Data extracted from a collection
※ ※ ※
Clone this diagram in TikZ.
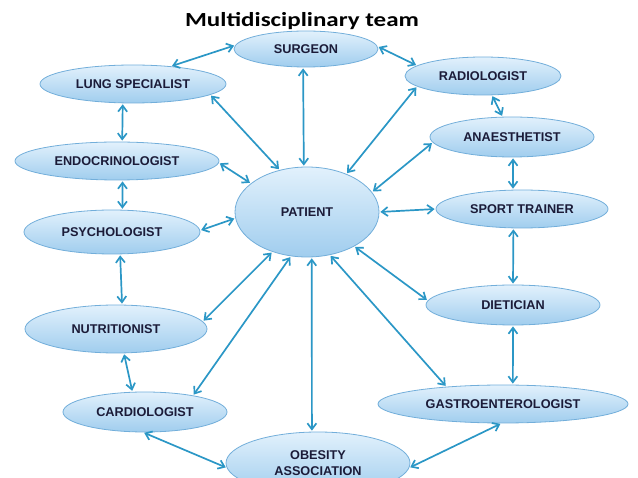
\documentclass[tikz,border=0pt]{standalone}
\usepackage{fontspec}
\setmainfont{Carlito}
\setsansfont{Liberation Sans}
\usepackage{tikz}
\usetikzlibrary{shapes.geometric,arrows.meta}
\definecolor{LinkBlue}{HTML}{2B97C6}
\definecolor{RimBlue}{HTML}{72AEDA}
\definecolor{TopBlue}{HTML}{E2F1FC}
\definecolor{LowBlue}{HTML}{A0CDEE}
\definecolor{InkNavy}{HTML}{1B1B38}

\begin{document}
\begin{tikzpicture}[
    x=1pt, y=-1pt,
    role/.style={ellipse, draw=RimBlue, line width=0.8pt, top color=TopBlue, bottom color=LowBlue, inner sep=0pt,
      font=\sffamily\bfseries\fontsize{12.7}{16}\selectfont, text=InkNavy, align=center},
    arr/.style={{Straight Barb[length=6pt,width=9pt]}-{Straight Barb[length=6pt,width=9pt]}, draw=LinkBlue, line width=1.7pt, shorten <=1pt, shorten >=1pt}
  ]
    \useasboundingbox (0,0) rectangle (638,478);
    \clip (0,0) rectangle (638,478);

    \node[font=\bfseries\fontsize{20}{22}\selectfont, anchor=base] (title) at (302,27) {\scalebox{1.25}[1]{Multidisciplinary team}};

    \node[role, minimum width=144pt, minimum height=36pt] (surgeon) at (306,49) {SURGEON};
    \node[role, minimum width=186pt, minimum height=38pt] (lung) at (133,84) {LUNG SPECIALIST};
    \node[role, minimum width=204pt, minimum height=38pt] (endo) at (117,161) {ENDOCRINOLOGIST};
    \node[role, minimum width=176pt, minimum height=44pt] (psych) at (112,232) {PSYCHOLOGIST};
    \node[role, minimum width=182pt, minimum height=48pt] (nutri) at (116,329) {NUTRITIONIST};
    \node[role, minimum width=164pt, minimum height=40pt] (cardio) at (145,412) {CARDIOLOGIST};
    \node[role, minimum width=184pt, minimum height=62pt] (obesity) at (318,463) {OBESITY\\ASSOCIATION};
    \node[role, minimum width=144pt, minimum height=90pt] (patient) at (307,212) {PATIENT};
    \node[role, minimum width=156pt, minimum height=38pt] (radio) at (483,76) {RADIOLOGIST};
    \node[role, minimum width=164pt, minimum height=40pt] (anaes) at (512,137) {ANAESTHETIST};
    \node[role, minimum width=172pt, minimum height=38pt] (sport) at (522,209) {SPORT TRAINER};
    \node[role, minimum width=174pt, minimum height=40pt] (diet) at (513,305) {DIETICIAN};
    \node[role, minimum width=250pt, minimum height=38pt] (gastro) at (503,404) {GASTROENTEROLOGIST};

    % left column
    \draw[arr] (lung.25) -- (surgeon.177);
    \draw[arr] (lung.242) -- (endo.75);
    \draw[arr] (endo.286) -- (psych.65);
    \draw[arr] (psych.290) -- (nutri.76);
    \draw[arr] (nutri.288) -- (cardio.122);
    \draw[arr] (cardio.265) -- (obesity.183);

    % right column
    \draw[arr] (surgeon.2) -- (radio.171);
    \draw[arr] (radio.295) -- (anaes.115);
    \draw[arr] (anaes.273) -- (sport.115);
    \draw[arr] (sport.246) -- (diet.90);
    \draw[arr] (diet.270) -- (gastro.63);
    \draw[arr] (gastro.265) -- (obesity.357);

    % spokes to the patient
    \draw[arr] (surgeon.261) -- (patient.94);
    \draw[arr] (lung.352) -- (patient.123);
    \draw[arr] (endo.359) -- (patient.153);
    \draw[arr] (psych.1) -- (patient.185);
    \draw[arr] (nutri.5) -- (patient.229);
    \draw[arr] (cardio.19) -- (patient.250);
    \draw[arr] (obesity.101) -- (patient.276);
    \draw[arr] (gastro.163) -- (patient.298);
    \draw[arr] (diet.177) -- (patient.324);
    \draw[arr] (sport.180) -- (patient.0);
    \draw[arr] (anaes.184) -- (patient.17);
    \draw[arr] (radio.189) -- (patient.44);
  \end{tikzpicture}
\end{document}
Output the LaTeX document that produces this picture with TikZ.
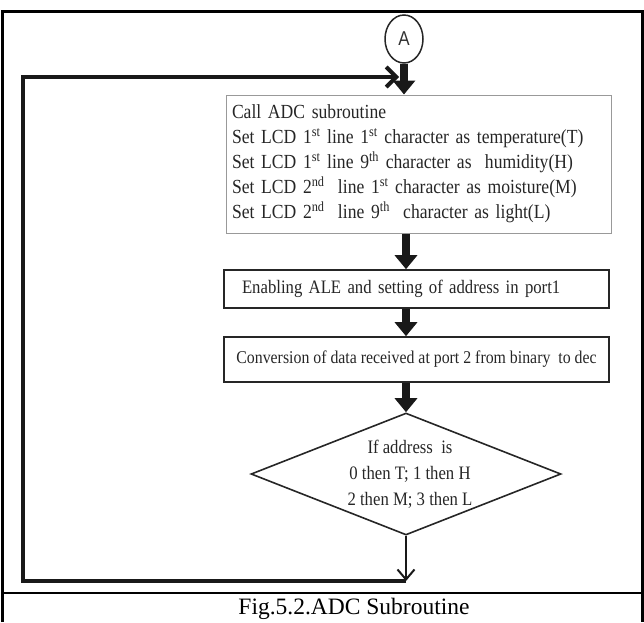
\documentclass[tikz,border=0pt]{standalone}
\usepackage{fontspec}
\setmainfont{Liberation Serif}
\newfontfamily\condserif[FakeStretch=0.88]{Liberation Serif}
\newfontfamily\labelsans[FakeStretch=0.85]{Liberation Sans}
\usetikzlibrary{shapes.geometric,arrows.meta}

\begin{document}
\begin{tikzpicture}[x=1pt,y=-1pt,
  frameline/.style={line width=3pt},
  procbox/.style={draw=black!85, line width=1.6pt, minimum width=385pt,
    inner ysep=0pt, text=black!85, font=\condserif\fontsize{19}{25}\selectfont},
  decision/.style={diamond, draw=black!85, line width=1.6pt,
    minimum width=310pt, minimum height=122pt, inner sep=0pt},
  fat/.style={line width=8pt, draw=black!90, -{Triangle[width=22pt,length=14pt]}},
  loopline/.style={line width=4pt, draw=black!90},
  loophead/.style={-{Straight Barb[length=10pt,width=20pt]}},
  thinarrow/.style={line width=2pt, draw=black!90, -{Straight Barb[length=10pt,width=17pt]}}]

\useasboundingbox (0,0) rectangle (644,622);

% outer frame and caption rule
\draw[frameline] (2,622) -- (2,11) -- (642,11) -- (642,622);
\draw[line width=2.5pt] (2,593) -- (642,593);

% entry connector
\node[ellipse, draw=black!85, line width=1.5pt, minimum width=38pt, minimum height=48pt,
  inner sep=0pt, text=black!80, font=\labelsans\fontsize{20}{20}\selectfont] (conn) at (404,39) {A};

% process boxes
\node[procbox, draw=black!40, line width=1pt, minimum height=138pt,
  text width=373pt, align=left, inner xsep=6pt, font=\condserif\fontsize{20}{25}\selectfont]
  (calladc) at (418.5,164)
  {Call ADC subroutine\\
   Set LCD 1\textsuperscript{st} line 1\textsuperscript{st} character as temperature(T)\\
   Set LCD 1\textsuperscript{st} line 9\textsuperscript{th} character as~ humidity(H)\\
   Set LCD 2\textsuperscript{nd}~ line 1\textsuperscript{st} character as moisture(M)\\
   Set LCD 2\textsuperscript{nd}~ line 9\textsuperscript{th}~ character as light(L)};

\node[procbox, minimum height=38pt, text width=349pt, align=left, inner xsep=18pt]
  (ale) at (416.5,289) {Enabling ALE and setting of address in port1};

\node[procbox, minimum height=45pt, inner xsep=6pt,
  font=\condserif\fontsize{18}{25}\selectfont]
  (conv) at (416.5,359.5) {Conversion of data received at port 2 from binary~ to dec};

% decision
\node[decision] (dia) at (406,474) {};
\node[align=center, text=black!85, font=\condserif\fontsize{19}{26}\selectfont]
  (diatext) at (410,474) {If address~ is\\0 then T; 1 then H\\2 then M; 3 then L};

% flow arrows
\draw[fat] (conn.south) -- (conn.south |- calladc.north);
\draw[fat] (calladc.south -| dia.north) -- (ale.north -| dia.north);
\draw[fat] (ale.south -| dia.north) -- (conv.north -| dia.north);
\draw[fat] (conv.south -| dia.north) -- (dia.north);

% return loop
\coordinate (bend) at (406,581);
\coordinate (loopbl) at (23,581);
\coordinate (looptl) at (23,77);
\draw[thinarrow] (dia.south) -- (bend);
\draw[loopline, loophead, shorten >=5pt] (bend) -- (loopbl) -- (looptl) -- (looptl -| conn.south);

% caption
\node[font=\fontsize{23.5}{25}\selectfont] (caption) at (354,609) {Fig.5.2.ADC Subroutine};
\end{tikzpicture}
\end{document}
※ ※ ※
Goal.
Return each line from the material above exactly, but not the pictures.

Output for this task.
Clone this diagram in TikZ.
\documentclass[tikz,border=0pt]{standalone}
\usepackage{fontspec}
\setmainfont{Carlito}
\setsansfont{Liberation Sans}
\usepackage{tikz}
\usetikzlibrary{shapes.geometric,arrows.meta}
\definecolor{LinkBlue}{HTML}{2B97C6}
\definecolor{RimBlue}{HTML}{72AEDA}
\definecolor{TopBlue}{HTML}{E2F1FC}
\definecolor{LowBlue}{HTML}{A0CDEE}
\definecolor{InkNavy}{HTML}{1B1B38}

\begin{document}
\begin{tikzpicture}[
    x=1pt, y=-1pt,
    role/.style={ellipse, draw=RimBlue, line width=0.8pt, top color=TopBlue, bottom color=LowBlue, inner sep=0pt,
      font=\sffamily\bfseries\fontsize{12.7}{16}\selectfont, text=InkNavy, align=center},
    arr/.style={{Straight Barb[length=6pt,width=9pt]}-{Straight Barb[length=6pt,width=9pt]}, draw=LinkBlue, line width=1.7pt, shorten <=1pt, shorten >=1pt}
  ]
    \useasboundingbox (0,0) rectangle (638,478);
    \clip (0,0) rectangle (638,478);

    \node[font=\bfseries\fontsize{20}{22}\selectfont, anchor=base] (title) at (302,27) {\scalebox{1.25}[1]{Multidisciplinary team}};

    \node[role, minimum width=144pt, minimum height=36pt] (surgeon) at (306,49) {SURGEON};
    \node[role, minimum width=186pt, minimum height=38pt] (lung) at (133,84) {LUNG SPECIALIST};
    \node[role, minimum width=204pt, minimum height=38pt] (endo) at (117,161) {ENDOCRINOLOGIST};
    \node[role, minimum width=176pt, minimum height=44pt] (psych) at (112,232) {PSYCHOLOGIST};
    \node[role, minimum width=182pt, minimum height=48pt] (nutri) at (116,329) {NUTRITIONIST};
    \node[role, minimum width=164pt, minimum height=40pt] (cardio) at (145,412) {CARDIOLOGIST};
    \node[role, minimum width=184pt, minimum height=62pt] (obesity) at (318,463) {OBESITY\\ASSOCIATION};
    \node[role, minimum width=144pt, minimum height=90pt] (patient) at (307,212) {PATIENT};
    \node[role, minimum width=156pt, minimum height=38pt] (radio) at (483,76) {RADIOLOGIST};
    \node[role, minimum width=164pt, minimum height=40pt] (anaes) at (512,137) {ANAESTHETIST};
    \node[role, minimum width=172pt, minimum height=38pt] (sport) at (522,209) {SPORT TRAINER};
    \node[role, minimum width=174pt, minimum height=40pt] (diet) at (513,305) {DIETICIAN};
    \node[role, minimum width=250pt, minimum height=38pt] (gastro) at (503,404) {GASTROENTEROLOGIST};

    % left column
    \draw[arr] (lung.25) -- (surgeon.177);
    \draw[arr] (lung.242) -- (endo.75);
    \draw[arr] (endo.286) -- (psych.65);
    \draw[arr] (psych.290) -- (nutri.76);
    \draw[arr] (nutri.288) -- (cardio.122);
    \draw[arr] (cardio.265) -- (obesity.183);

    % right column
    \draw[arr] (surgeon.2) -- (radio.171);
    \draw[arr] (radio.295) -- (anaes.115);
    \draw[arr] (anaes.273) -- (sport.115);
    \draw[arr] (sport.246) -- (diet.90);
    \draw[arr] (diet.270) -- (gastro.63);
    \draw[arr] (gastro.265) -- (obesity.357);

    % spokes to the patient
    \draw[arr] (surgeon.261) -- (patient.94);
    \draw[arr] (lung.352) -- (patient.123);
    \draw[arr] (endo.359) -- (patient.153);
    \draw[arr] (psych.1) -- (patient.185);
    \draw[arr] (nutri.5) -- (patient.229);
    \draw[arr] (cardio.19) -- (patient.250);
    \draw[arr] (obesity.101) -- (patient.276);
    \draw[arr] (gastro.163) -- (patient.298);
    \draw[arr] (diet.177) -- (patient.324);
    \draw[arr] (sport.180) -- (patient.0);
    \draw[arr] (anaes.184) -- (patient.17);
    \draw[arr] (radio.189) -- (patient.44);
  \end{tikzpicture}
\end{document}
Output the LaTeX document that produces this picture with TikZ.
\documentclass[tikz,border=0pt]{standalone}
\usepackage{fontspec}
\setmainfont{Liberation Serif}
\newfontfamily\condserif[FakeStretch=0.88]{Liberation Serif}
\newfontfamily\labelsans[FakeStretch=0.85]{Liberation Sans}
\usetikzlibrary{shapes.geometric,arrows.meta}

\begin{document}
\begin{tikzpicture}[x=1pt,y=-1pt,
  frameline/.style={line width=3pt},
  procbox/.style={draw=black!85, line width=1.6pt, minimum width=385pt,
    inner ysep=0pt, text=black!85, font=\condserif\fontsize{19}{25}\selectfont},
  decision/.style={diamond, draw=black!85, line width=1.6pt,
    minimum width=310pt, minimum height=122pt, inner sep=0pt},
  fat/.style={line width=8pt, draw=black!90, -{Triangle[width=22pt,length=14pt]}},
  loopline/.style={line width=4pt, draw=black!90},
  loophead/.style={-{Straight Barb[length=10pt,width=20pt]}},
  thinarrow/.style={line width=2pt, draw=black!90, -{Straight Barb[length=10pt,width=17pt]}}]

\useasboundingbox (0,0) rectangle (644,622);

% outer frame and caption rule
\draw[frameline] (2,622) -- (2,11) -- (642,11) -- (642,622);
\draw[line width=2.5pt] (2,593) -- (642,593);

% entry connector
\node[ellipse, draw=black!85, line width=1.5pt, minimum width=38pt, minimum height=48pt,
  inner sep=0pt, text=black!80, font=\labelsans\fontsize{20}{20}\selectfont] (conn) at (404,39) {A};

% process boxes
\node[procbox, draw=black!40, line width=1pt, minimum height=138pt,
  text width=373pt, align=left, inner xsep=6pt, font=\condserif\fontsize{20}{25}\selectfont]
  (calladc) at (418.5,164)
  {Call ADC subroutine\\
   Set LCD 1\textsuperscript{st} line 1\textsuperscript{st} character as temperature(T)\\
   Set LCD 1\textsuperscript{st} line 9\textsuperscript{th} character as~ humidity(H)\\
   Set LCD 2\textsuperscript{nd}~ line 1\textsuperscript{st} character as moisture(M)\\
   Set LCD 2\textsuperscript{nd}~ line 9\textsuperscript{th}~ character as light(L)};

\node[procbox, minimum height=38pt, text width=349pt, align=left, inner xsep=18pt]
  (ale) at (416.5,289) {Enabling ALE and setting of address in port1};

\node[procbox, minimum height=45pt, inner xsep=6pt,
  font=\condserif\fontsize{18}{25}\selectfont]
  (conv) at (416.5,359.5) {Conversion of data received at port 2 from binary~ to dec};

% decision
\node[decision] (dia) at (406,474) {};
\node[align=center, text=black!85, font=\condserif\fontsize{19}{26}\selectfont]
  (diatext) at (410,474) {If address~ is\\0 then T; 1 then H\\2 then M; 3 then L};

% flow arrows
\draw[fat] (conn.south) -- (conn.south |- calladc.north);
\draw[fat] (calladc.south -| dia.north) -- (ale.north -| dia.north);
\draw[fat] (ale.south -| dia.north) -- (conv.north -| dia.north);
\draw[fat] (conv.south -| dia.north) -- (dia.north);

% return loop
\coordinate (bend) at (406,581);
\coordinate (loopbl) at (23,581);
\coordinate (looptl) at (23,77);
\draw[thinarrow] (dia.south) -- (bend);
\draw[loopline, loophead, shorten >=5pt] (bend) -- (loopbl) -- (looptl) -- (looptl -| conn.south);

% caption
\node[font=\fontsize{23.5}{25}\selectfont] (caption) at (354,609) {Fig.5.2.ADC Subroutine};
\end{tikzpicture}
\end{document}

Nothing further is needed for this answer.